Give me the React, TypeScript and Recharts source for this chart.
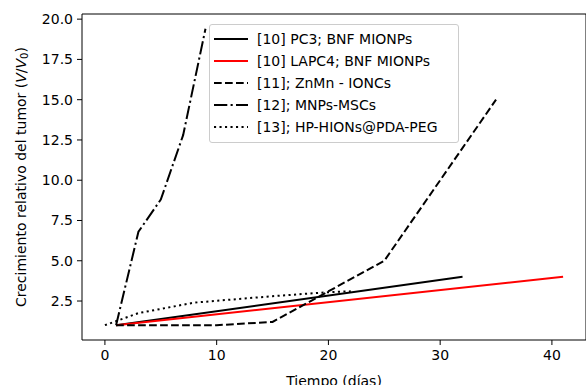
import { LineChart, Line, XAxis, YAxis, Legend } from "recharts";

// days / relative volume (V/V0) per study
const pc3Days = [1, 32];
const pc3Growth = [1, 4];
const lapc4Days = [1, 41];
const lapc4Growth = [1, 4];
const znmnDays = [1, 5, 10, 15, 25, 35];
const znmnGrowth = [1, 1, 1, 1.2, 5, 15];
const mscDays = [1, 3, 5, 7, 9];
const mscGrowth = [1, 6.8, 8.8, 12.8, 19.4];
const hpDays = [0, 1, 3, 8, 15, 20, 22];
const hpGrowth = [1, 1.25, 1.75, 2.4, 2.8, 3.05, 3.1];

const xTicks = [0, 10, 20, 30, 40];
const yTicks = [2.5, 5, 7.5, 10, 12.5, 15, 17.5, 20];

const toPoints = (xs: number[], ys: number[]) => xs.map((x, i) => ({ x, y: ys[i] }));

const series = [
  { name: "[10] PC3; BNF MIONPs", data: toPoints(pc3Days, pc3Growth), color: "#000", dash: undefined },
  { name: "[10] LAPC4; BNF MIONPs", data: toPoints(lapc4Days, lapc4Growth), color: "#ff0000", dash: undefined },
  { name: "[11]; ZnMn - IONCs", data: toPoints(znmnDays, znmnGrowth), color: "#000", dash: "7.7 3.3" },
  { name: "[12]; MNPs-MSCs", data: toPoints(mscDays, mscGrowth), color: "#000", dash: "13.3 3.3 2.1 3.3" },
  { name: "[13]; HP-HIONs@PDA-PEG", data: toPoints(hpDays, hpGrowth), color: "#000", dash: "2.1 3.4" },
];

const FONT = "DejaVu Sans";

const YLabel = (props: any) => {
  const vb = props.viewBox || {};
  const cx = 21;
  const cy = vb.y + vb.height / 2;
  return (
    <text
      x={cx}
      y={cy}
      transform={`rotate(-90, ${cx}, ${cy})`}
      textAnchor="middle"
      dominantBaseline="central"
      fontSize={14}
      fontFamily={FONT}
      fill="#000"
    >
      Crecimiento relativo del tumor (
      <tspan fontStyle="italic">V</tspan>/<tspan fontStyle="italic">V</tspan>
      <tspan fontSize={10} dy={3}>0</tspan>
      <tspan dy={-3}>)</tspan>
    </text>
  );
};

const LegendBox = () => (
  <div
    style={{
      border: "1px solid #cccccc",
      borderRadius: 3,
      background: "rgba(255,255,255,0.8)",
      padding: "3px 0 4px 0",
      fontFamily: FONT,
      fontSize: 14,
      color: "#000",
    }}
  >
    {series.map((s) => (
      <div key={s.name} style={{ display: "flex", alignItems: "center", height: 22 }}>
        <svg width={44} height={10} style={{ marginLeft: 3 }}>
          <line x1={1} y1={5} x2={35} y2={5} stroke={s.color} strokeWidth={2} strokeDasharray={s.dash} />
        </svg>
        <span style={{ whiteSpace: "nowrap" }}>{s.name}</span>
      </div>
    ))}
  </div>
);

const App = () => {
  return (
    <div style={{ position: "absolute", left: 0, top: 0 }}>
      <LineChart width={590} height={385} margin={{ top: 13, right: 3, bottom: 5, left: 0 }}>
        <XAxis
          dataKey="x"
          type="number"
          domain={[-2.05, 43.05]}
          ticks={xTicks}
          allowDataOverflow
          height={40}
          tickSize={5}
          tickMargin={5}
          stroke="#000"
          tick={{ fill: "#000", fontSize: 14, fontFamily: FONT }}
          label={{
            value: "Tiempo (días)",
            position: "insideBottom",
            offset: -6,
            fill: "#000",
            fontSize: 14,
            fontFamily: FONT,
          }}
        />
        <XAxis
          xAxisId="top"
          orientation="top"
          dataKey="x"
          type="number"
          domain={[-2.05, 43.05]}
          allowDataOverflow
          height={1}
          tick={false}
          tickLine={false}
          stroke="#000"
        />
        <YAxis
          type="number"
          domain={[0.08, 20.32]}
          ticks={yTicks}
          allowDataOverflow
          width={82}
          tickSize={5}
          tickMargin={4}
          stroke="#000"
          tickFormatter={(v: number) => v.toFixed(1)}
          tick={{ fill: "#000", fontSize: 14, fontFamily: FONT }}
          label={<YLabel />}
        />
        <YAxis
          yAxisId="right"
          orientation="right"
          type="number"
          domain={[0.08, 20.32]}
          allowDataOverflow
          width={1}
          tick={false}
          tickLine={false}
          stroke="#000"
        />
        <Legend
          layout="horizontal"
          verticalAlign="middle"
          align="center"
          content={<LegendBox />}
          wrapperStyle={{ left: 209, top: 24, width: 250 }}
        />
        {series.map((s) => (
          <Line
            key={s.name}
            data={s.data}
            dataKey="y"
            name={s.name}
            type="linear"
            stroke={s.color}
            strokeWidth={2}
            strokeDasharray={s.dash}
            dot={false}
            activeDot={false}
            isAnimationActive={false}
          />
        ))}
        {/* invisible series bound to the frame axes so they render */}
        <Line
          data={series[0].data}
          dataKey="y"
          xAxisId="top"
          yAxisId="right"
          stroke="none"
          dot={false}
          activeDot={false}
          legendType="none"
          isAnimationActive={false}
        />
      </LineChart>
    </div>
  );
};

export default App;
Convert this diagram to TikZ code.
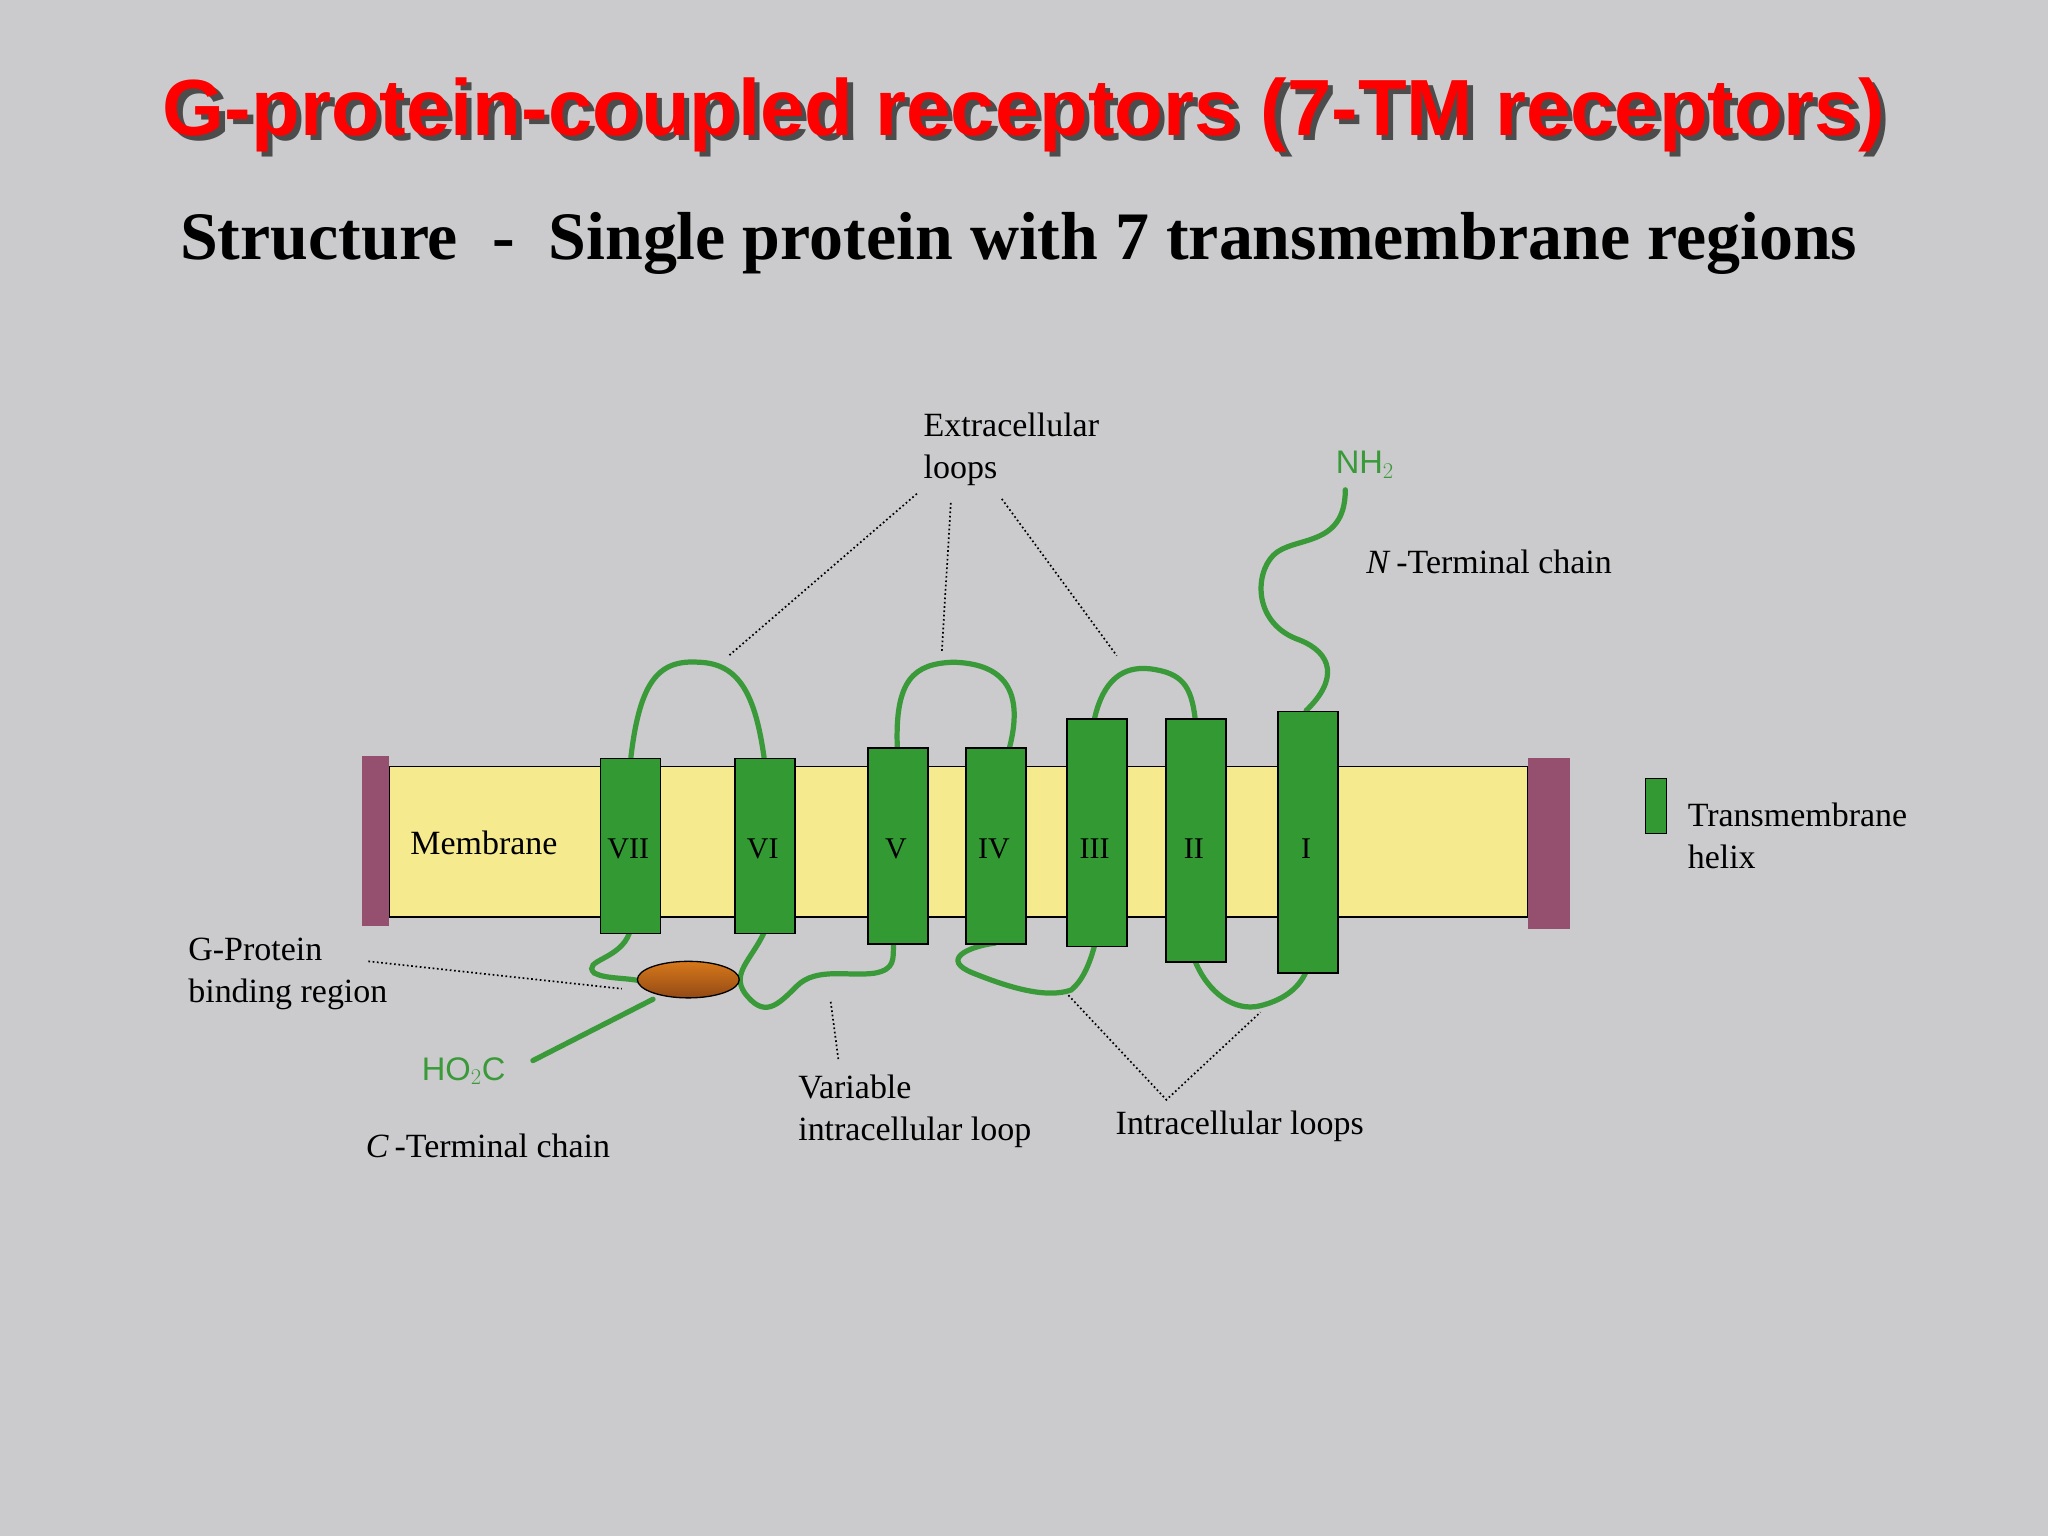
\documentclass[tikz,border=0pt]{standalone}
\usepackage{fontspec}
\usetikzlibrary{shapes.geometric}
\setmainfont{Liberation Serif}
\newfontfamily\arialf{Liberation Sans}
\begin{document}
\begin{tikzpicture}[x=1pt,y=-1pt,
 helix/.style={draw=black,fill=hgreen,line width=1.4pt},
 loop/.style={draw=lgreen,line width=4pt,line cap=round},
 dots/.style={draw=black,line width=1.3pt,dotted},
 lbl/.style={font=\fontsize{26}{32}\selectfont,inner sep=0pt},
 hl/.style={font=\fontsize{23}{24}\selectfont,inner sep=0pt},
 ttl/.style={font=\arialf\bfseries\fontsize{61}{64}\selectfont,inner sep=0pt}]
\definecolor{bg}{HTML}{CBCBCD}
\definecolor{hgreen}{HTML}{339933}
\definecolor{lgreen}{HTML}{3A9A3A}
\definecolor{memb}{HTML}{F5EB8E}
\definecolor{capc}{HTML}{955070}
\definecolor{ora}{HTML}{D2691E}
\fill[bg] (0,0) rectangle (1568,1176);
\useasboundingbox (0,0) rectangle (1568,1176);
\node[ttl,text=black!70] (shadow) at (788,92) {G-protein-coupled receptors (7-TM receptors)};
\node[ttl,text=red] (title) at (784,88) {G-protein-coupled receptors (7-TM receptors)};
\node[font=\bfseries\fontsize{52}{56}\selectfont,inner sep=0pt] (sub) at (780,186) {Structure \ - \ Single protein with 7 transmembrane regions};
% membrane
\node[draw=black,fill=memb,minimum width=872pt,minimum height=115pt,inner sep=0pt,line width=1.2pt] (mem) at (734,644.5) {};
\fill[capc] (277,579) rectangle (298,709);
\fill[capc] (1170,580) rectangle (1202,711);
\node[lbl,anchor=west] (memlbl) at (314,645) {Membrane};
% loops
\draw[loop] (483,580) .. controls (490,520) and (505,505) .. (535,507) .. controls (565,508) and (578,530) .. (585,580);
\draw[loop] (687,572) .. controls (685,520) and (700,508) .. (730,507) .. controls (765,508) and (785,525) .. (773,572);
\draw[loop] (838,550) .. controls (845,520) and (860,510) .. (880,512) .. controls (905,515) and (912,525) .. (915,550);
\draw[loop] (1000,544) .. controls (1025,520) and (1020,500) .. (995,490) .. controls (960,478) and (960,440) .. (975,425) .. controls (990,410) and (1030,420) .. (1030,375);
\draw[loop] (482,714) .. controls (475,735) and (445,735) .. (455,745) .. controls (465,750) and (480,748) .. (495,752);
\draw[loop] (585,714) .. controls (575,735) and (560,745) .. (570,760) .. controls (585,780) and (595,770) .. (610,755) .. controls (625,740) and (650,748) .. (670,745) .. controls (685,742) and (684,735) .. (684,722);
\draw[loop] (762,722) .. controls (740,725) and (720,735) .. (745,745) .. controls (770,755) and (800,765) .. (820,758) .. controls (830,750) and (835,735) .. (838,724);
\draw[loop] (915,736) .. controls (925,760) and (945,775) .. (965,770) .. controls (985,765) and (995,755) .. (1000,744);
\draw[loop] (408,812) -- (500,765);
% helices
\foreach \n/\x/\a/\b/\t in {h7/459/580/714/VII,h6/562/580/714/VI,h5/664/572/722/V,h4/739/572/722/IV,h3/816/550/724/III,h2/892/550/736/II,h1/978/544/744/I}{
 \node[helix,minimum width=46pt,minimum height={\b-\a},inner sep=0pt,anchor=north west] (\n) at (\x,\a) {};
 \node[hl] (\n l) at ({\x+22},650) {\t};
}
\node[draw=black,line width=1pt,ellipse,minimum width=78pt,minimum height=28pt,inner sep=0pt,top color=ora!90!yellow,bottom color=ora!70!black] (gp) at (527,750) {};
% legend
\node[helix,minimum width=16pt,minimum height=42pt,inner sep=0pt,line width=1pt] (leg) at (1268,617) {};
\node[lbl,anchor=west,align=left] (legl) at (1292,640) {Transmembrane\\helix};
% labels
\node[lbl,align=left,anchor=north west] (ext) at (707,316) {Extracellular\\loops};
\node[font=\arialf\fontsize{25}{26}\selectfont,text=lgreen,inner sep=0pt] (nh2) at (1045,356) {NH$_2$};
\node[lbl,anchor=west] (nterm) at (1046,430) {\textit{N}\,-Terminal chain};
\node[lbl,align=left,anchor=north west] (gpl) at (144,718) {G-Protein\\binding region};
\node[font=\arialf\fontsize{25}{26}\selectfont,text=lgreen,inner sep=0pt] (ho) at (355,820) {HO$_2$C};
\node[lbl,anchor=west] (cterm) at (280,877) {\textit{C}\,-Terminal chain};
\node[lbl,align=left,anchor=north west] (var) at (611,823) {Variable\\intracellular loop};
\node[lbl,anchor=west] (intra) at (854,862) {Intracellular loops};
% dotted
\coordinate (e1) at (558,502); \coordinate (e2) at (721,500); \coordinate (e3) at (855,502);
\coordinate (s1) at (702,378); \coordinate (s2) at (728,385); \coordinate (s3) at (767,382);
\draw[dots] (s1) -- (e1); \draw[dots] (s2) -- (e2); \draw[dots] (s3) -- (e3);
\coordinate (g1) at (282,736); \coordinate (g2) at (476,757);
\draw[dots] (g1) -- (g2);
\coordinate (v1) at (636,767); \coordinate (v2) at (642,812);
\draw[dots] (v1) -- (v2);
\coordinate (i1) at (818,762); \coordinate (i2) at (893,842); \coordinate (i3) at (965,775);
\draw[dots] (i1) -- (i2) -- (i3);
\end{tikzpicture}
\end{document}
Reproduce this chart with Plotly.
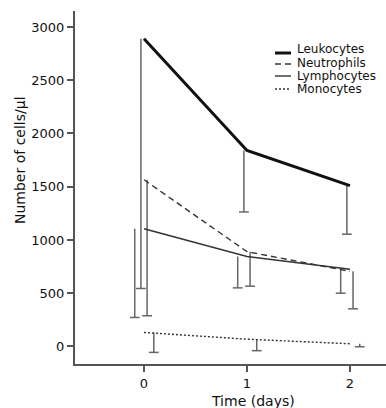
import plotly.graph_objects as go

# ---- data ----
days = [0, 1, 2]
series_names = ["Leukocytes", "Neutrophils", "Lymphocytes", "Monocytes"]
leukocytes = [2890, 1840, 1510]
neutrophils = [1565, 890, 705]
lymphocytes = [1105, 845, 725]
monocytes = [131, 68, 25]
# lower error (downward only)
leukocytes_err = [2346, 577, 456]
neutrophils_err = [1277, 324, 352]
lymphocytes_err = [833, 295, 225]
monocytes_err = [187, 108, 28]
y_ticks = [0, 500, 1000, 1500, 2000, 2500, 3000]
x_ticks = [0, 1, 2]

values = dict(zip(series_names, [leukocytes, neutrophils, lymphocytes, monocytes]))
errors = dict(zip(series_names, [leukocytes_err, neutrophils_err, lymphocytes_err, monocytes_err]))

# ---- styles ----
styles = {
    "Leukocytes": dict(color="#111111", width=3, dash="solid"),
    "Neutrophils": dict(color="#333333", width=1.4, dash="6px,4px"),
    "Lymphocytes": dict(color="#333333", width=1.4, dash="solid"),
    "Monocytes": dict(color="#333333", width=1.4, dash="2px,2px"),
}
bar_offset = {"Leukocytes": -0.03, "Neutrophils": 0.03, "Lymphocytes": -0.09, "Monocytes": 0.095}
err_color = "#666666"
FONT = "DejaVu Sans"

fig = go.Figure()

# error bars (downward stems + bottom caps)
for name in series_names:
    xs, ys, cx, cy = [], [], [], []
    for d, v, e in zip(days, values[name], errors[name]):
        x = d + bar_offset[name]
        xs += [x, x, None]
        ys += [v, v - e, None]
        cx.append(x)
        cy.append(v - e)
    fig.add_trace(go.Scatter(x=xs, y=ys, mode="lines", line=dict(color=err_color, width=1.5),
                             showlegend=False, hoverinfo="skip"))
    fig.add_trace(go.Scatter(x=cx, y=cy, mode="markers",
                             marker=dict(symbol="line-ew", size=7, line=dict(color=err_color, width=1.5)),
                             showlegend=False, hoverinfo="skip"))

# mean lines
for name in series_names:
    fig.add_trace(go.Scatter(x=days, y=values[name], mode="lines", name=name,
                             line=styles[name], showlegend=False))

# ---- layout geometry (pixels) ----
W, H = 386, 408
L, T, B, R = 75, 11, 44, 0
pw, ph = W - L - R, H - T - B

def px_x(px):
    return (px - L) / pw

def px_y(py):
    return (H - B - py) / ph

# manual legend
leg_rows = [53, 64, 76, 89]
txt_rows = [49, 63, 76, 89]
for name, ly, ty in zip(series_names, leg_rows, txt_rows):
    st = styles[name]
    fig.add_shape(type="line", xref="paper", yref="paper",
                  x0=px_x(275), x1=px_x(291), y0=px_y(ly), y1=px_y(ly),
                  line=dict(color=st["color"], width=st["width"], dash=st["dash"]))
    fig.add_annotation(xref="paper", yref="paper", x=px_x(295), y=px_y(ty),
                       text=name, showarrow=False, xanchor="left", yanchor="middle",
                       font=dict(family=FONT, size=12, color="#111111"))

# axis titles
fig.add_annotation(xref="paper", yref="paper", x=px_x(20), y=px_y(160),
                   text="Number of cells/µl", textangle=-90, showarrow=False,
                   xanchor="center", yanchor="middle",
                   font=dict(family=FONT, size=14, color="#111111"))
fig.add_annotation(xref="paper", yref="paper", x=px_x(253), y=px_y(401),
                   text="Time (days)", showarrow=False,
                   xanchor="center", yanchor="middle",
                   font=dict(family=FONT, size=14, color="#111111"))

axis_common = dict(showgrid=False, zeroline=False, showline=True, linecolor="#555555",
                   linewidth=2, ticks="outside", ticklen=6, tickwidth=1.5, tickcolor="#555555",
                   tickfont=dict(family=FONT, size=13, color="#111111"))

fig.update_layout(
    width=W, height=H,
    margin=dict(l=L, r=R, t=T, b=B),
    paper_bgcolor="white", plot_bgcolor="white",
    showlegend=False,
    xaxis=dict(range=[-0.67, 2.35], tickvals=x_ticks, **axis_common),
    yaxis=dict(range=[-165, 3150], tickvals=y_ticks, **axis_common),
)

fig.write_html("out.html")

=====

§ Work to be completed
Pictures excluded, repeat the records exactly from their opening line through the line containing "const hpGrowth = [1, 1.25, 1.75, 2.4, 2.8, 3.05, 3.1];".

§ Output
Give me the React, TypeScript and Recharts source for this chart.
import { LineChart, Line, XAxis, YAxis, Legend } from "recharts";

// days / relative volume (V/V0) per study
const pc3Days = [1, 32];
const pc3Growth = [1, 4];
const lapc4Days = [1, 41];
const lapc4Growth = [1, 4];
const znmnDays = [1, 5, 10, 15, 25, 35];
const znmnGrowth = [1, 1, 1, 1.2, 5, 15];
const mscDays = [1, 3, 5, 7, 9];
const mscGrowth = [1, 6.8, 8.8, 12.8, 19.4];
const hpDays = [0, 1, 3, 8, 15, 20, 22];
const hpGrowth = [1, 1.25, 1.75, 2.4, 2.8, 3.05, 3.1];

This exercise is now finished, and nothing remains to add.